Pakistan Proposes Troop Withdrawal Talks
ISLAMABAD, Pakistan – Pakistan called for talks with India on a mutual reduction of troops along their tense border and offered on Tuesday to restore transport links cut last month because of the crisis over Kashmir.
However, India repeated its demand that Pakistan halt what the Indians call "cross-border terrorism," meaning attacks by Pakistani-based militants against Indian rule in Kashmir.
India said Tuesday that six suspected Islamic militants and a paramilitary trooper were killed during gunbattles across the cease-fire line in Kashmir. There was no comment from Pakistan.
In a statement read by Foreign Ministry spokesman Aziz Ahmed Khan, Pakistan said it was willing to begin talks with India "over a phased withdrawal of troops on both sides from their forward positions to their peacetime locations."
"Once an agreement is reached, troops should be withdrawn within a specific time frame," the statement said. Once the two sides agreed on a mutual withdrawal, they could begin a "comprehensive dialogue on the Kashmir dispute as well as all other issues."
Khan also said Pakistan was willing to restore road, air and rail links that were severed last month by India after the Dec. 13 attack on its parliament. India blamed two Pakistani-based Islamic extremist groups for the attack, in which 14 people were killed.
The attack led to the biggest buildup of forces along the border between the two nuclear-armed rivals since 1971.
In New Delhi, the United News of India news agency quoted Indian Foreign Ministry spokeswoman Nirupama Rao as saying India would agree to talks only after Islamabad took concrete action against cross-border terrorism.
"There is no question of starting any dialogue unless Pakistan translated into action its commitment on suppressing terrorism," Rao said.
Tensions appeared to have eased after President Pervez Musharraf on Jan. 12 banned the two Islamic groups accused of the parliament attack and declared that Pakistan would not be a base for terrorism.
Secretary of State Colin Powell visited both countries after the speech and declared that he was encouraged that a diplomatic solution to the crisis could be reached.
Since then, however, there has been little sign of progress.
On Monday, Indian Prime Minister Atal Bihari Vajpayee demanded that Pakistan withdraw from the part of Kashmir under its control before peace talks.
"If Kashmir is the central issue, then one-third of Kashmir is occupied by Pakistan illegally," Vajpayee told a meeting in the central Indian city of Raipur.
Islamabad has called for a plebiscite in Kashmir to determine the territory's future.
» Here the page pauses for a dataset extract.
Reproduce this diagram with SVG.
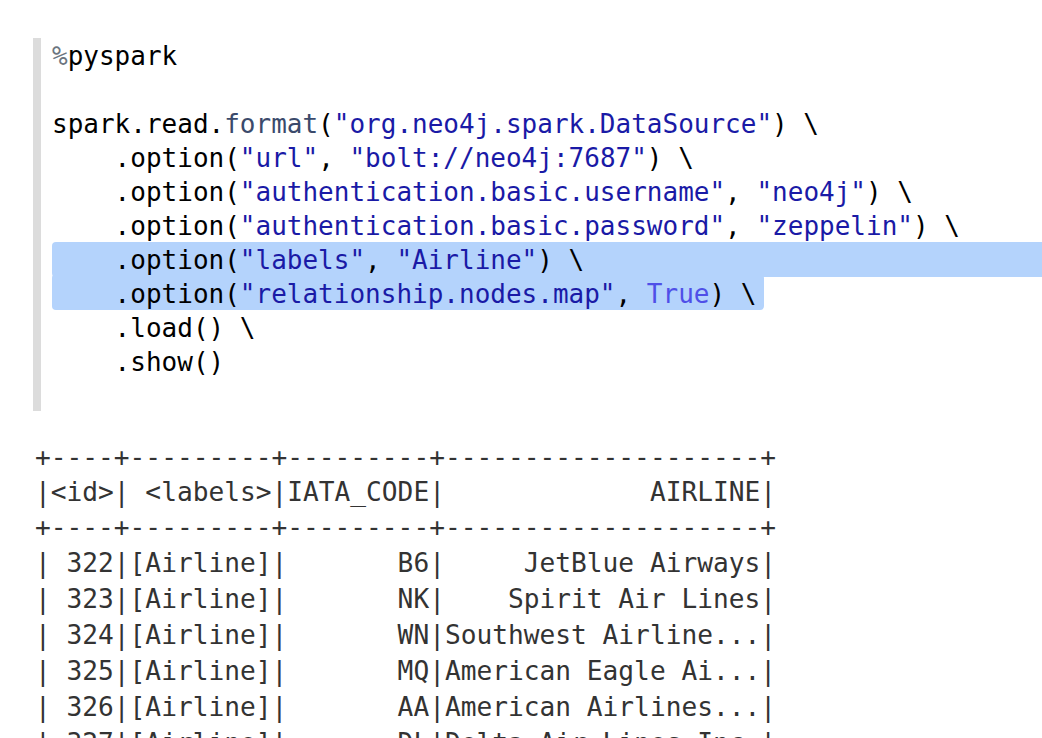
<svg xmlns="http://www.w3.org/2000/svg" width="1042" height="738" viewBox="0 0 1042 738">
<style>
text{font-family:"DejaVu Sans Mono","Liberation Mono",monospace;font-size:26px;white-space:pre;fill:#000}
.s{fill:#1a1aa6}.f{fill:#3b4a6b}.k{fill:#4f4fe8}.g{fill:#6c7680}
.t{fill:#333;font-size:26.2px}
</style>
<rect width="1042" height="738" fill="#fff"/>
<g id="code">
<rect x="33" y="38" width="8" height="373" fill="#dcdcdc"/>
<rect x="52" y="242" width="1000" height="35" rx="4" fill="#b4d3fc"/>
<rect x="52" y="274" width="712" height="36" rx="4" fill="#b4d3fc"/>
<text x="52" y="65" xml:space="preserve"><tspan class="g">%</tspan>pyspark</text>
<text x="52" y="133" xml:space="preserve">spark.read.<tspan class="f">format</tspan>(<tspan class="s">"org.neo4j.spark.DataSource"</tspan>) \</text>
<text x="52" y="167" xml:space="preserve">    .option(<tspan class="s">"url"</tspan>, <tspan class="s">"bolt://neo4j:7687"</tspan>) \</text>
<text x="52" y="201" xml:space="preserve">    .option(<tspan class="s">"authentication.basic.username"</tspan>, <tspan class="s">"neo4j"</tspan>) \</text>
<text x="52" y="235" xml:space="preserve">    .option(<tspan class="s">"authentication.basic.password"</tspan>, <tspan class="s">"zeppelin"</tspan>) \</text>
<text x="52" y="269" xml:space="preserve">    .option(<tspan class="s">"labels"</tspan>, <tspan class="s">"Airline"</tspan>) \</text>
<text x="52" y="303" xml:space="preserve">    .option(<tspan class="s">"relationship.nodes.map"</tspan>, <tspan class="k">True</tspan>) \</text>
<text x="52" y="337" xml:space="preserve">    .load() \</text>
<text x="52" y="371" xml:space="preserve">    .show()</text>
</g>
<g id="table">
<text class="t" x="35" y="466" xml:space="preserve">+----+---------+---------+--------------------+</text>
<text class="t" x="35" y="501" xml:space="preserve">|&lt;id&gt;| &lt;labels&gt;|IATA_CODE|             AIRLINE|</text>
<text class="t" x="35" y="536" xml:space="preserve">+----+---------+---------+--------------------+</text>
<text class="t" x="35" y="572" xml:space="preserve">| 322|[Airline]|       B6|     JetBlue Airways|</text>
<text class="t" x="35" y="608" xml:space="preserve">| 323|[Airline]|       NK|    Spirit Air Lines|</text>
<text class="t" x="35" y="644" xml:space="preserve">| 324|[Airline]|       WN|Southwest Airline...|</text>
<text class="t" x="35" y="680" xml:space="preserve">| 325|[Airline]|       MQ|American Eagle Ai...|</text>
<text class="t" x="35" y="716" xml:space="preserve">| 326|[Airline]|       AA|American Airlines...|</text>
<text class="t" x="35" y="752" xml:space="preserve">| 327|[Airline]|       DL|Delta Air Lines Inc.|</text>
</g>
</svg>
New Delhi rejects the proposal and calls Kashmir an integral part of its national territory.
On Tuesday, Musharraf visited Pakistani army positions along the border east of Lahore, urging troops to remain vigilant so that there can be "no misconception" about the country's defense capabilities.
"Pakistan has earned a place of distinction in the community of nations as a major strategic partner in the international coalition against terrorism," Musharraf told the troops. "But our eastern neighbor is making vain attempts to discredit it."
More than a dozen Islamic militant groups, most based in Pakistan, have been fighting since 1989 to win independence for the two-thirds of Kashmir controlled by India or to join it to Pakistan, which controls the other third.
The government says more than 32,000 people have died in the insurgency, while human rights groups say the death toll is twice that. Most of the victims are Muslim civilians in Hindu-majority India's only Muslim-majority state.
India and Pakistan have fought two wars over their competing claims to all of the Himalayan region.